■ **Dataset content**:
################

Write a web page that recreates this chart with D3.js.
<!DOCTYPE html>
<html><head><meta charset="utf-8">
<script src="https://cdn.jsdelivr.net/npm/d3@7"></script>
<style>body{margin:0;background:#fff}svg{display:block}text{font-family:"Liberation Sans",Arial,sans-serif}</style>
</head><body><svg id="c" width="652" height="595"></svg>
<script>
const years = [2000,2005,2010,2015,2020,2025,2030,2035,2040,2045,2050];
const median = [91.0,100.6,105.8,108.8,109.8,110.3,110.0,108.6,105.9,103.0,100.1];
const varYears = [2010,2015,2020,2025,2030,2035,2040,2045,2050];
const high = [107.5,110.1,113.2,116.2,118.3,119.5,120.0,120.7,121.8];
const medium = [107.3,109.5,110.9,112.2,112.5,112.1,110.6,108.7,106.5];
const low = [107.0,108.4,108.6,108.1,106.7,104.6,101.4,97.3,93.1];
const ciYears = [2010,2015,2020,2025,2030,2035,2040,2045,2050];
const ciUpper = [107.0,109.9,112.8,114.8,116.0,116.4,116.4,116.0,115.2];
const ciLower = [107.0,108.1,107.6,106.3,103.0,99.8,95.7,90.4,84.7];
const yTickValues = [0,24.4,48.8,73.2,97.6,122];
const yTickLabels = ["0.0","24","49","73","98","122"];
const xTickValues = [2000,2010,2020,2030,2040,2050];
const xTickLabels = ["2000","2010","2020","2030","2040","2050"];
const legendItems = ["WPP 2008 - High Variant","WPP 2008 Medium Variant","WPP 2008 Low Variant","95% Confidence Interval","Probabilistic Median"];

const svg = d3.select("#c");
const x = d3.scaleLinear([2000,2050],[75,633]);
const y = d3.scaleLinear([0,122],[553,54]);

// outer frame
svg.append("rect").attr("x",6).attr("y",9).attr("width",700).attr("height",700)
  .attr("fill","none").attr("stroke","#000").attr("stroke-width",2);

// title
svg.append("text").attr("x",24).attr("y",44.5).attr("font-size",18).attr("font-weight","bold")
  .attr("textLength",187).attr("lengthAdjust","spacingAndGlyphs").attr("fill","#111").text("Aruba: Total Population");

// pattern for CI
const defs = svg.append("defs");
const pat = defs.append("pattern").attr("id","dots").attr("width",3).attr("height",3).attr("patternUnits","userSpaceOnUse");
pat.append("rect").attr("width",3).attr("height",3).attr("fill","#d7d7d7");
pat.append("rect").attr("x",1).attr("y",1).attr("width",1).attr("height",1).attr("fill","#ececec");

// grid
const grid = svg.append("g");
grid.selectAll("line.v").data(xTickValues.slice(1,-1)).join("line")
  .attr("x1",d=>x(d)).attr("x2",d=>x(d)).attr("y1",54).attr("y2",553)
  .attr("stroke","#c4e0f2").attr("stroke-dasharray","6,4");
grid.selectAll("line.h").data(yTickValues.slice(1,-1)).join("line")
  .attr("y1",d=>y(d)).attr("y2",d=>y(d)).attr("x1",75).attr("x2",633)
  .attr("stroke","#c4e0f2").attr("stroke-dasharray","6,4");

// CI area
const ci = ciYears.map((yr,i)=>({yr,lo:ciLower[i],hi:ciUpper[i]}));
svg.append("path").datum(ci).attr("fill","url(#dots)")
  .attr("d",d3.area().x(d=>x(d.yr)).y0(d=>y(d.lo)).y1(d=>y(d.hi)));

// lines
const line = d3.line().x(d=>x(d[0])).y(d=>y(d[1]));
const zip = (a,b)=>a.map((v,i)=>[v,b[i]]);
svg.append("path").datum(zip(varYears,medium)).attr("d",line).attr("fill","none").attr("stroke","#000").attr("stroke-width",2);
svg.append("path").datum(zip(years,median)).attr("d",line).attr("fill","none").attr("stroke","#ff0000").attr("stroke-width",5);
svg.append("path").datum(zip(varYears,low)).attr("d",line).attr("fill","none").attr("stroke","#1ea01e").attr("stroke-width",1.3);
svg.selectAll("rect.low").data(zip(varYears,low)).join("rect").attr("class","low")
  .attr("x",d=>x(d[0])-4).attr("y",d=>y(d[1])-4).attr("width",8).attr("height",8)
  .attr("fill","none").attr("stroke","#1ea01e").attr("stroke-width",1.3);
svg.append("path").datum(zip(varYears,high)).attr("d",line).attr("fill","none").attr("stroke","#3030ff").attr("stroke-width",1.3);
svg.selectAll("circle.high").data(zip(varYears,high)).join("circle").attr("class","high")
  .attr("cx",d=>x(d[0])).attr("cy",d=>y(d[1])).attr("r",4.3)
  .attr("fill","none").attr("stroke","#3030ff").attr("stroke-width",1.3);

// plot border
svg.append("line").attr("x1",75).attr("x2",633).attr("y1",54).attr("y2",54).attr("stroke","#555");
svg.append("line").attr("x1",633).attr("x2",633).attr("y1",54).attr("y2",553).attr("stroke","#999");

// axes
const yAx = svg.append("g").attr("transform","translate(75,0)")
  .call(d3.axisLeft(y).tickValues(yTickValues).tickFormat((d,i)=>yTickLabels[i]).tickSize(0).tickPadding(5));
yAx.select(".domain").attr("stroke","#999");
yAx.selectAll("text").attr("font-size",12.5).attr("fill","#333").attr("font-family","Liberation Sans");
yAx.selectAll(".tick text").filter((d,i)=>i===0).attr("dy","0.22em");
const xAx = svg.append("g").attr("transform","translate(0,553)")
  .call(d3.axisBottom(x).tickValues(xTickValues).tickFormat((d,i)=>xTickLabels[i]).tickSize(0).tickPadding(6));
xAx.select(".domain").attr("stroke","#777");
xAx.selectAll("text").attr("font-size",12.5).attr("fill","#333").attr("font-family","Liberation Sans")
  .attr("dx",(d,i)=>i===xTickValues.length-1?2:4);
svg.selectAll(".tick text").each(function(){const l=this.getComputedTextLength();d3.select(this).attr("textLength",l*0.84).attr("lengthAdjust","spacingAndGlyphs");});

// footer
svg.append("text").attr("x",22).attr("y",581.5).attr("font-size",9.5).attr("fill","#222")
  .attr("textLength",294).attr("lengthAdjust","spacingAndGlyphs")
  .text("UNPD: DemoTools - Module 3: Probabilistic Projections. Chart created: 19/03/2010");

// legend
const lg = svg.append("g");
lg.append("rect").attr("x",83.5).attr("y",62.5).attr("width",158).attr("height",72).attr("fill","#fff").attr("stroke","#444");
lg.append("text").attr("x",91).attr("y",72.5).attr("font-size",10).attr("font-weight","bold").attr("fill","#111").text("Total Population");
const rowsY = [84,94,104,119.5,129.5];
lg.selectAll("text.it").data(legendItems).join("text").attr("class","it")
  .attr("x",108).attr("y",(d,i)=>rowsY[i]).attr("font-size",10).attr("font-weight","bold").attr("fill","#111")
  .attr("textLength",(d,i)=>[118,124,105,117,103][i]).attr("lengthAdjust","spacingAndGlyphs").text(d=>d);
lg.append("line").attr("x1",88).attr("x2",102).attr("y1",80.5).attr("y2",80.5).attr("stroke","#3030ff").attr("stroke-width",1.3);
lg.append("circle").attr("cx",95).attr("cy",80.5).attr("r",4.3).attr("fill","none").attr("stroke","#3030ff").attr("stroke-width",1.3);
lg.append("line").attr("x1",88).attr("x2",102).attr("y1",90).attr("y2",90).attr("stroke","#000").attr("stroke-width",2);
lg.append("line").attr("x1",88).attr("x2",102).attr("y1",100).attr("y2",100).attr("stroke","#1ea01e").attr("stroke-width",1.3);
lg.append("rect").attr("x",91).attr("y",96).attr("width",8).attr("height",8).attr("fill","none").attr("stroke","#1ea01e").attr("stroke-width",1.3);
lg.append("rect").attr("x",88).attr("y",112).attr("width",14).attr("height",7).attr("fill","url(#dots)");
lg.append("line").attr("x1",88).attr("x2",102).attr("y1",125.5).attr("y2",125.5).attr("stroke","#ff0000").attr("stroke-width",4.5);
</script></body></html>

################

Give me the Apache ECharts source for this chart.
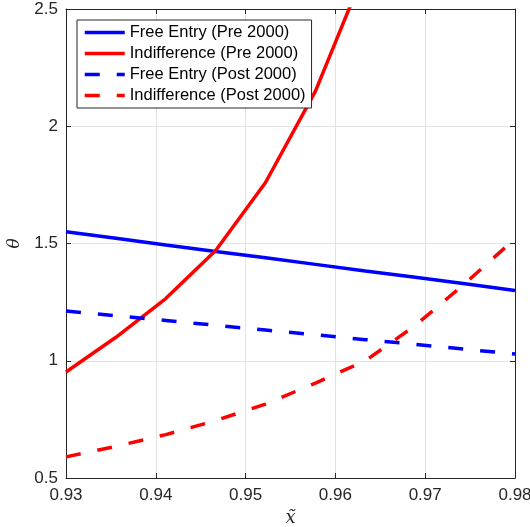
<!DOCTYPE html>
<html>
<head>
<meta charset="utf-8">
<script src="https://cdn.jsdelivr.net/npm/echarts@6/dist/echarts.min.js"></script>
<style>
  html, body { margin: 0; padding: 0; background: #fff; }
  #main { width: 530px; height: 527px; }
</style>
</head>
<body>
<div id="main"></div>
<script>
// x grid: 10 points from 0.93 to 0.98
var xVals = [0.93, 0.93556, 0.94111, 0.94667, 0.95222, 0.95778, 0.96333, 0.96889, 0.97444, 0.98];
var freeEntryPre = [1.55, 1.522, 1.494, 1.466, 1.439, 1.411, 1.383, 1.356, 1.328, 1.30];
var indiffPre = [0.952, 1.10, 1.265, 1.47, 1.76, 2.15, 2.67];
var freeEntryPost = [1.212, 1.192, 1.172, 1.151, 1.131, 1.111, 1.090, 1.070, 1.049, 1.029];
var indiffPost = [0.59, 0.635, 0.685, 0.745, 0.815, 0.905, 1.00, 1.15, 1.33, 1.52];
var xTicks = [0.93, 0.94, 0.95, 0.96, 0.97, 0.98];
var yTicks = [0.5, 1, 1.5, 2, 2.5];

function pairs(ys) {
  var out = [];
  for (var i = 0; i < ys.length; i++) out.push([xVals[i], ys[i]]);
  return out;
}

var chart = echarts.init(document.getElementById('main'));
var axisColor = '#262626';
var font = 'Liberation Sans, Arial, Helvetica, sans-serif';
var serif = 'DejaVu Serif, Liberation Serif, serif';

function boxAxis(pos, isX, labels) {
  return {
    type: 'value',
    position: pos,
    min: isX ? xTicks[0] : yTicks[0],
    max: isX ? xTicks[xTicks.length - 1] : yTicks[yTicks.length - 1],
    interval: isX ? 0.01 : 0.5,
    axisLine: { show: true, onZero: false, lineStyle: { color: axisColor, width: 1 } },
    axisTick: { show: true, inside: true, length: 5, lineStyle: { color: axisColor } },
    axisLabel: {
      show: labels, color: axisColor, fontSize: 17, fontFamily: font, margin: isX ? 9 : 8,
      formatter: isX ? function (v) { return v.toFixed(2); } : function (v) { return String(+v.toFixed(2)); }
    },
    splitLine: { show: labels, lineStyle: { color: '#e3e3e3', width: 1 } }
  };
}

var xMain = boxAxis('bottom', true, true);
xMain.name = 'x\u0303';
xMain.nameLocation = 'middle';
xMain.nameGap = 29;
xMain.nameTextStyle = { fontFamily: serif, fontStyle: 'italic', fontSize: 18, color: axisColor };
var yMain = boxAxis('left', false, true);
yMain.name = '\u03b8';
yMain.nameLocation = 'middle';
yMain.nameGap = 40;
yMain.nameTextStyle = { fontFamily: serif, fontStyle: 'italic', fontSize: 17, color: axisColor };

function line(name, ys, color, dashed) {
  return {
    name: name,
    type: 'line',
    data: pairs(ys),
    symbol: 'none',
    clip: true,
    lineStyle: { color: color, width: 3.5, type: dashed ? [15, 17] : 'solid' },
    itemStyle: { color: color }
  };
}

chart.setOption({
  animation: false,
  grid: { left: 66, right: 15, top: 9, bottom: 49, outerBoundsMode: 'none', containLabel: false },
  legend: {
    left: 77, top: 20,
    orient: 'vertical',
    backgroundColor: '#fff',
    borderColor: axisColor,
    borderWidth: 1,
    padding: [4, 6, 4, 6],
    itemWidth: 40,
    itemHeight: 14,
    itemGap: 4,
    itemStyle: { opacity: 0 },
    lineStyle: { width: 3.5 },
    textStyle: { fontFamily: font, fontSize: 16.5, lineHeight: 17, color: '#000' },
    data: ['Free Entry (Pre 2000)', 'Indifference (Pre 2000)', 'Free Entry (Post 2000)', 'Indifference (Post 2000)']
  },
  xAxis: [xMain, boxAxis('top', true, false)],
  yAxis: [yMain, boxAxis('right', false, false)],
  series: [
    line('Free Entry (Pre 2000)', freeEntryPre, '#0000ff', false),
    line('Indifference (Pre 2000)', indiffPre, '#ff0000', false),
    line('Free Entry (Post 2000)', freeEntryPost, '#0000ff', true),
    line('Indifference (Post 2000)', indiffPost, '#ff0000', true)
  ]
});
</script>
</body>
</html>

################

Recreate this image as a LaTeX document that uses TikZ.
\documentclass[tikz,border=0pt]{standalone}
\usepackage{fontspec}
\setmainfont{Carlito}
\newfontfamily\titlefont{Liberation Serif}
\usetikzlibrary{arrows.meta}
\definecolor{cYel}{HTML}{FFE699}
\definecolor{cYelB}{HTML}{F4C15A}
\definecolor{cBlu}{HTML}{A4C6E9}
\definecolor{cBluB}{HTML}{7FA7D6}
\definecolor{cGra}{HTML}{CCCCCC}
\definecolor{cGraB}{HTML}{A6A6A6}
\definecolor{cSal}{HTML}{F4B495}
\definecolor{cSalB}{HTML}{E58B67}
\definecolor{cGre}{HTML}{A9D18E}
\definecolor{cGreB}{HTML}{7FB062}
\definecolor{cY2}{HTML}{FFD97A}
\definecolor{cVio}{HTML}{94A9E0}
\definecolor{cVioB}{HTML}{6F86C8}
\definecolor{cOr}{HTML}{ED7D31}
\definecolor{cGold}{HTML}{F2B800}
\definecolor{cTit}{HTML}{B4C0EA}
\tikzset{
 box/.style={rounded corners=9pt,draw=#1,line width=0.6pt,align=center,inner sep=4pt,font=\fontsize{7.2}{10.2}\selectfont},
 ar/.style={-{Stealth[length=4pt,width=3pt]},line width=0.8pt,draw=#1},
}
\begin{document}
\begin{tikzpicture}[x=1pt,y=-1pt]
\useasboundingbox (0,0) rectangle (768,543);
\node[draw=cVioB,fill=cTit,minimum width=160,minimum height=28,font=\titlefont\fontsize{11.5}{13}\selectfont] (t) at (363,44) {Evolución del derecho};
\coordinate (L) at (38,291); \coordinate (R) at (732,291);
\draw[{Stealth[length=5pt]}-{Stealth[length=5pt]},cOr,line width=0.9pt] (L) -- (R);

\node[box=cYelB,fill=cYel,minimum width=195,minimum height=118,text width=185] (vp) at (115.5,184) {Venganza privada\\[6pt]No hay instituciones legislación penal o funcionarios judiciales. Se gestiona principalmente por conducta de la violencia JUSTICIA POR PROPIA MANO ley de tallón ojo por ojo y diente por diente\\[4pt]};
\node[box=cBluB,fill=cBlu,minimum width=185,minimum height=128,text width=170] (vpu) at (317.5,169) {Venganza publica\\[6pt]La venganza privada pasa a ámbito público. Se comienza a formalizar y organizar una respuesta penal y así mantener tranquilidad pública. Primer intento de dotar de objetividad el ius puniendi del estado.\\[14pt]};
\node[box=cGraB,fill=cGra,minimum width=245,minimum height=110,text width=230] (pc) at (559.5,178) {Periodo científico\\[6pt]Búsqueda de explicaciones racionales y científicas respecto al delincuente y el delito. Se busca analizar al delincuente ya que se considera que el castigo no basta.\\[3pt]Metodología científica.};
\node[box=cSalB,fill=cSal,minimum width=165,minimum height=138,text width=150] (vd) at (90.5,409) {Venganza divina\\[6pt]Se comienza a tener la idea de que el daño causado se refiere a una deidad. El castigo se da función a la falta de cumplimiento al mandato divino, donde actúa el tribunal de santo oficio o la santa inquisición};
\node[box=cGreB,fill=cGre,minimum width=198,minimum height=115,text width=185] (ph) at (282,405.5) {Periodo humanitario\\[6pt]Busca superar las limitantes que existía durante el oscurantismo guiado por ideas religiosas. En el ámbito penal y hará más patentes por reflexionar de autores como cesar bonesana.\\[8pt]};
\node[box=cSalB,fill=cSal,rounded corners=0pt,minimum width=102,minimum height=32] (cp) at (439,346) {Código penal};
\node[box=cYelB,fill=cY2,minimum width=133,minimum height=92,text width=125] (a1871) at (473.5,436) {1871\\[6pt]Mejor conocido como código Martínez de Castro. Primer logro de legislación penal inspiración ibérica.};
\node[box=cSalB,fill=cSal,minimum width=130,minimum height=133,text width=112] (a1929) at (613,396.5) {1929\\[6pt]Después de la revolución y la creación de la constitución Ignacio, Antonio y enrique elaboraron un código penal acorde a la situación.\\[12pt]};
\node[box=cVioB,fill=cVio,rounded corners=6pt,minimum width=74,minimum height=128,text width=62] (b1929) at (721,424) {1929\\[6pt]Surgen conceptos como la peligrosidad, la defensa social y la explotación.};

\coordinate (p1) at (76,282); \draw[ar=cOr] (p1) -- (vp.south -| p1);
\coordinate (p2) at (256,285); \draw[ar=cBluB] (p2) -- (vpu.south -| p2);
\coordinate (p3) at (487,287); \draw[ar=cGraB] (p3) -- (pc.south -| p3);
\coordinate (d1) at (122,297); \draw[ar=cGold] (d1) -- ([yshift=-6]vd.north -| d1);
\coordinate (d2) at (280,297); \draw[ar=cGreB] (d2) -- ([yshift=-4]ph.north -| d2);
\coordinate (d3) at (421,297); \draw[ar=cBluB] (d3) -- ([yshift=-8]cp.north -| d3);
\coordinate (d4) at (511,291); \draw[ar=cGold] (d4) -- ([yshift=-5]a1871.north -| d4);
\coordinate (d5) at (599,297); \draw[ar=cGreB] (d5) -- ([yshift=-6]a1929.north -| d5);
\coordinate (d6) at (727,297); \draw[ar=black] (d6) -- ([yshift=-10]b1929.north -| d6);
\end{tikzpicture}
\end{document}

################

■ **What you have to do**: From the entries above, list each line with "that" in it.

■ **Result of this exercise**:
Write a web page that recreates this chart with D3.js.
Recreate this image as a LaTeX document that uses TikZ.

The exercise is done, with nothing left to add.